Answer: $y = \frac{3}{4}x - 6$ or $3x - 4y - 24 = 0$ Explain
This is a question about circles, lines, and how they relate when a line touches a circle at just one point (a tangent line). The important idea is that the line from the center of the circle to the point where the tangent line touches it (that's a radius!) is always straight up and down, or "perpendicular," to the tangent line! . The solving step is:

First, I looked at the circle's equation: $(x-1)^{2}+(y-1)^{2}=25$. I know that an equation like $(x-h)^2 + (y-k)^2 = r^2$ tells us the center of the circle is at $(h,k)$ and the radius is $r$. So, for my circle, the center is at $(1,1)$.

Next, I have the point where the tangent line touches the circle, which is $(4,-3)$. I thought about drawing a line from the center $(1,1)$ to this point $(4,-3)$. This line is a radius of the circle.

Then, I found the "steepness" (we call this the slope!) of this radius line. The slope is how much it goes up or down divided by how much it goes right or left.
Slope of radius = (change in y) / (change in x) = $(-3 - 1) / (4 - 1) = -4 / 3$.

Now, here's the cool part! I know that the tangent line is perpendicular to the radius at the point of tangency. "Perpendicular" means they form a perfect corner (a right angle). When two lines are perpendicular, their slopes are negative reciprocals of each other. That means you flip the fraction and change the sign!
So, the slope of the tangent line will be $-1 / (-4/3) = 3/4$.

Finally, I have the slope of the tangent line ($3/4$) and a point it goes through ($(4,-3)$). I can use the point-slope form of a line, which is $y - y_1 = m(x - x_1)$.
Plugging in my numbers:
$y - (-3) = \frac{3}{4}(x - 4)$
$y + 3 = \frac{3}{4}(x - 4)$

I can make it look a bit neater by getting rid of the fraction or moving things around. Let's multiply everything by 4 to clear the fraction:
$4(y + 3) = 3(x - 4)$
$4y + 12 = 3x - 12$
If I want to get it into the form $y = mx + b$:
$4y = 3x - 12 - 12$
$4y = 3x - 24$
$y = \frac{3}{4}x - \frac{24}{4}$
$y = \frac{3}{4}x - 6$

Or, I could put it in standard form $Ax+By+C=0$:
$3x - 4y - 24 = 0$
Both are great equations for the tangent line!

Alternative answer

Answer: y = (3/4)x - 6 Explain
This is a question about finding the equation of a line that just touches a circle at one point. The key idea is that this "tangent" line makes a perfect right angle with the radius of the circle at the spot where they touch. . The solving step is:

Hey there! I'm Alex Johnson, and I love puzzles like this! This problem is all about circles and lines. We want to find a special line called a 'tangent line' that just touches our circle at one exact spot, kind of like a car tire just touching the road.

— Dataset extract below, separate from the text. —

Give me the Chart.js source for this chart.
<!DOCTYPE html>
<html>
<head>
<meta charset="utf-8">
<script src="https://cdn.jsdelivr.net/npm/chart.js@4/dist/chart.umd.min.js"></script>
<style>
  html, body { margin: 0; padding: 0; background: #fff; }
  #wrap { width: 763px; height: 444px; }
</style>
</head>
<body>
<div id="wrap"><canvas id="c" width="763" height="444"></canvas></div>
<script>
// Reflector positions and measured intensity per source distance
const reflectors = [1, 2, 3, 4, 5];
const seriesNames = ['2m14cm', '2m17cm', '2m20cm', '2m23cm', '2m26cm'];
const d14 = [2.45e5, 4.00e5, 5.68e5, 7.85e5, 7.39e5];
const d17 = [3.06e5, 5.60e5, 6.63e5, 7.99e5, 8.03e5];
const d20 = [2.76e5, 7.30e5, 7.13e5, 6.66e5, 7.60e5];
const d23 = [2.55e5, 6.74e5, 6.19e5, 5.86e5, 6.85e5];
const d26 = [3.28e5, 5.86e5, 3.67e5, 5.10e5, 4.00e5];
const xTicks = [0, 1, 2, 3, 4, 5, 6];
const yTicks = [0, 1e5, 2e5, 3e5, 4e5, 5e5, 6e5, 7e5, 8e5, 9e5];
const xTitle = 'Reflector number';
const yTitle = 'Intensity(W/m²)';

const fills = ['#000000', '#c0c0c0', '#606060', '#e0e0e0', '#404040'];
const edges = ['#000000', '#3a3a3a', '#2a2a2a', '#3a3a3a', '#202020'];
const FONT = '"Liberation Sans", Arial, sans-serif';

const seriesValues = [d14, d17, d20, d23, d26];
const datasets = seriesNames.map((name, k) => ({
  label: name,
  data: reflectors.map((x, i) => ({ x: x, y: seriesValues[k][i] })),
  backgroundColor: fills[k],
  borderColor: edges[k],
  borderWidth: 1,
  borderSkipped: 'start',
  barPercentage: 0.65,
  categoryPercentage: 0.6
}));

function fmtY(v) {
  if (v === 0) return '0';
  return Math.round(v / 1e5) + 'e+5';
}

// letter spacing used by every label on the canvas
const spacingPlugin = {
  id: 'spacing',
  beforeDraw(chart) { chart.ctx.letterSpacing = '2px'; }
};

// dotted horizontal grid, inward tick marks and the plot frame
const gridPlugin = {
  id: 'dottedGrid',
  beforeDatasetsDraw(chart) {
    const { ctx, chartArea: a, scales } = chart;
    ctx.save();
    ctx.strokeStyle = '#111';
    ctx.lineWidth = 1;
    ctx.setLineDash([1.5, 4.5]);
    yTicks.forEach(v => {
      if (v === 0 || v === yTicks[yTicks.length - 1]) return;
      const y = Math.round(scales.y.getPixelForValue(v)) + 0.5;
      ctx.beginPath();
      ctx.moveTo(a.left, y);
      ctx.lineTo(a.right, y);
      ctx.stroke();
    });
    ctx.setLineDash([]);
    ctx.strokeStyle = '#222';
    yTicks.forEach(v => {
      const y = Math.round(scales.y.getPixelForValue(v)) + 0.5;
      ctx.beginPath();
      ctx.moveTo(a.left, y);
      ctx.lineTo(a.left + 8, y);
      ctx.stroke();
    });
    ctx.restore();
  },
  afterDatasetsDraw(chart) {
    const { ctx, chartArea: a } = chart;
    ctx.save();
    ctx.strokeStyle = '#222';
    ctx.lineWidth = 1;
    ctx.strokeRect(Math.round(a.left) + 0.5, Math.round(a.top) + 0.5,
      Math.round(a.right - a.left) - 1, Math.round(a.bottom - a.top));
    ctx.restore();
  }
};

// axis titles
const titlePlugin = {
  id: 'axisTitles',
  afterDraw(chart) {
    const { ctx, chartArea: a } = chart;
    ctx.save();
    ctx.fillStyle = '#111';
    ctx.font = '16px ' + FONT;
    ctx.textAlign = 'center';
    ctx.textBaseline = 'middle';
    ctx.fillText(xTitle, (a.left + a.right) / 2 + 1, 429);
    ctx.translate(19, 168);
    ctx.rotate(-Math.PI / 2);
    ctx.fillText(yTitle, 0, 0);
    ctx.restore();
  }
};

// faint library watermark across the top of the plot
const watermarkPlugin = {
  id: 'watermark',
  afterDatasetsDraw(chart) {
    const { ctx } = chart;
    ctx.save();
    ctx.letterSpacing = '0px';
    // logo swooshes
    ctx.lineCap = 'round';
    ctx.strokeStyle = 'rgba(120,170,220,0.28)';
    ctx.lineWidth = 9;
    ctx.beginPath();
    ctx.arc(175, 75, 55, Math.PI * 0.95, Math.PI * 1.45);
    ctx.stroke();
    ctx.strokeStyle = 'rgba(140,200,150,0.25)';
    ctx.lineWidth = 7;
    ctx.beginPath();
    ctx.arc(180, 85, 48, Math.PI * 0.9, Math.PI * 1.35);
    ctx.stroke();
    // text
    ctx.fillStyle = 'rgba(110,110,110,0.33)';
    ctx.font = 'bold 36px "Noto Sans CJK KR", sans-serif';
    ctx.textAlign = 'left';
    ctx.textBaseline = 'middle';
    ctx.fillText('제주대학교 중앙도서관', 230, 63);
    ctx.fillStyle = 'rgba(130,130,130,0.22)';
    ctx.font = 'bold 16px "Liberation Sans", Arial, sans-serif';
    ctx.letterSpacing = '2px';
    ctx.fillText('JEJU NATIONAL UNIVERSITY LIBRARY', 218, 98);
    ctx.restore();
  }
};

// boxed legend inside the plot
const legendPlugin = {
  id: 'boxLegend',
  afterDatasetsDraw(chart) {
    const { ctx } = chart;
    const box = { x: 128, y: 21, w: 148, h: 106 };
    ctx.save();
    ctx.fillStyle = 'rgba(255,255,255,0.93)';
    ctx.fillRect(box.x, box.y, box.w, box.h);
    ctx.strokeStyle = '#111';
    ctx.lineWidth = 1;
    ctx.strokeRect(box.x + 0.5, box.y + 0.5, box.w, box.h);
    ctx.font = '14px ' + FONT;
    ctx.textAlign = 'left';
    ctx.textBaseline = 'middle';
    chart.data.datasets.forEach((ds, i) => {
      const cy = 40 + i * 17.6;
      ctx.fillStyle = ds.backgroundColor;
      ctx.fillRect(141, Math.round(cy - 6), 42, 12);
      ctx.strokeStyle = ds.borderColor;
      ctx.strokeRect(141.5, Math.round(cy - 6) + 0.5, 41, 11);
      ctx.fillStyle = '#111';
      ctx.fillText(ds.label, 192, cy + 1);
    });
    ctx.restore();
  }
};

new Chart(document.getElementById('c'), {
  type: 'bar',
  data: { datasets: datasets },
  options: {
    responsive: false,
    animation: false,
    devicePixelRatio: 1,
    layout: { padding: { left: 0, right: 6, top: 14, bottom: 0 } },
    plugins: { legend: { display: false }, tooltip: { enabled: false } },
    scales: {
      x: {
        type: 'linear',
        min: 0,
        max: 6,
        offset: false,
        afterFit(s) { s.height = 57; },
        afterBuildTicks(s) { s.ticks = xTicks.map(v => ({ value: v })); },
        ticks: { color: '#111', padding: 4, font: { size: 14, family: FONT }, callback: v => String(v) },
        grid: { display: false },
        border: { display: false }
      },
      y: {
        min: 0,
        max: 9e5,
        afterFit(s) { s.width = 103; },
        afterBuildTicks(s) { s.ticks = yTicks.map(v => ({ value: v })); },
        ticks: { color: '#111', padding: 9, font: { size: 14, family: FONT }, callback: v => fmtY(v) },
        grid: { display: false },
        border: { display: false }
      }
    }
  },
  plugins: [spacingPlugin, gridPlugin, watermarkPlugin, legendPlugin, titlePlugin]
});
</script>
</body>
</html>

1. **Find the center of the circle:** The circle's equation is $$(x-1)^{2}+(y-1)^{2}=25$$. This tells us that the center of the circle is at (1,1). Think of it as the dot in the middle of our circle.

2. **Find the slope of the radius:** We know the tangent line touches the circle at the point (4,-3). If we draw a line from the center of the circle (1,1) to this point (4,-3), that line is called a 'radius'. To find its steepness (or slope), we see how much 'up or down' it goes divided by how much 'sideways' it goes.
* Change in y (up/down): -3 - 1 = -4 (it went down 4 units)
* Change in x (sideways): 4 - 1 = 3 (it went right 3 units)
* So, the slope of the radius is -4 divided by 3, which is **-4/3**.

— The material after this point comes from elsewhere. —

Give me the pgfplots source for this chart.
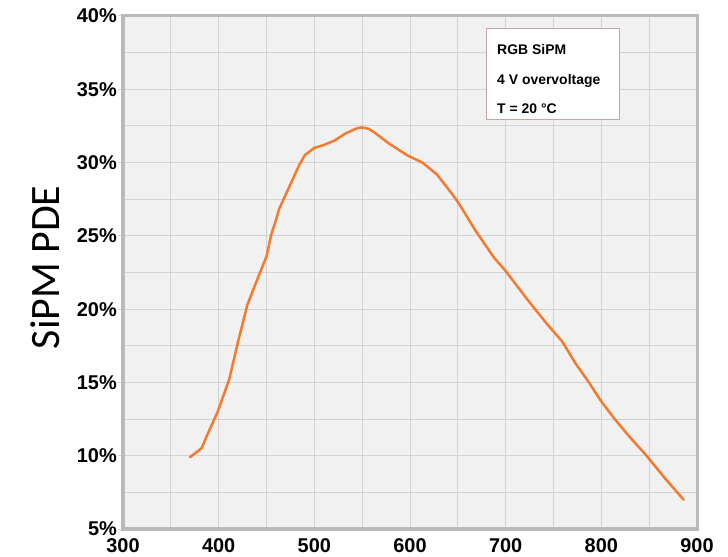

3. **Find the slope of the tangent line:** Here's the cool trick: A tangent line *always* makes a perfect square corner (we call it a right angle) with the radius at the point where it touches. This means if we know the steepness of the radius, we can figure out the steepness of the tangent line! We just flip the radius slope upside down and change its sign (this is called the "negative reciprocal").
* Our radius slope is -4/3.
* Flip it: 3/4.
* Change the sign (it was negative, so now it's positive): So, the slope of the tangent line is **3/4**.

4. **Write the equation of the tangent line:** We know the tangent line goes through the point (4,-3) and has a slope of 3/4. We can use a special formula for lines called the "point-slope form": y - y1 = m(x - x1).
* Here, (x1, y1) is our point (4,-3), and 'm' is our slope 3/4.
* y - (-3) = (3/4)(x - 4)
* y + 3 = (3/4)x - (3/4) * 4
* y + 3 = (3/4)x - 3
* To get 'y' all by itself, we subtract 3 from both sides:
* y = (3/4)x - 3 - 3
* y = (3/4)x - 6

And that's our equation! It describes all the points on that special tangent line!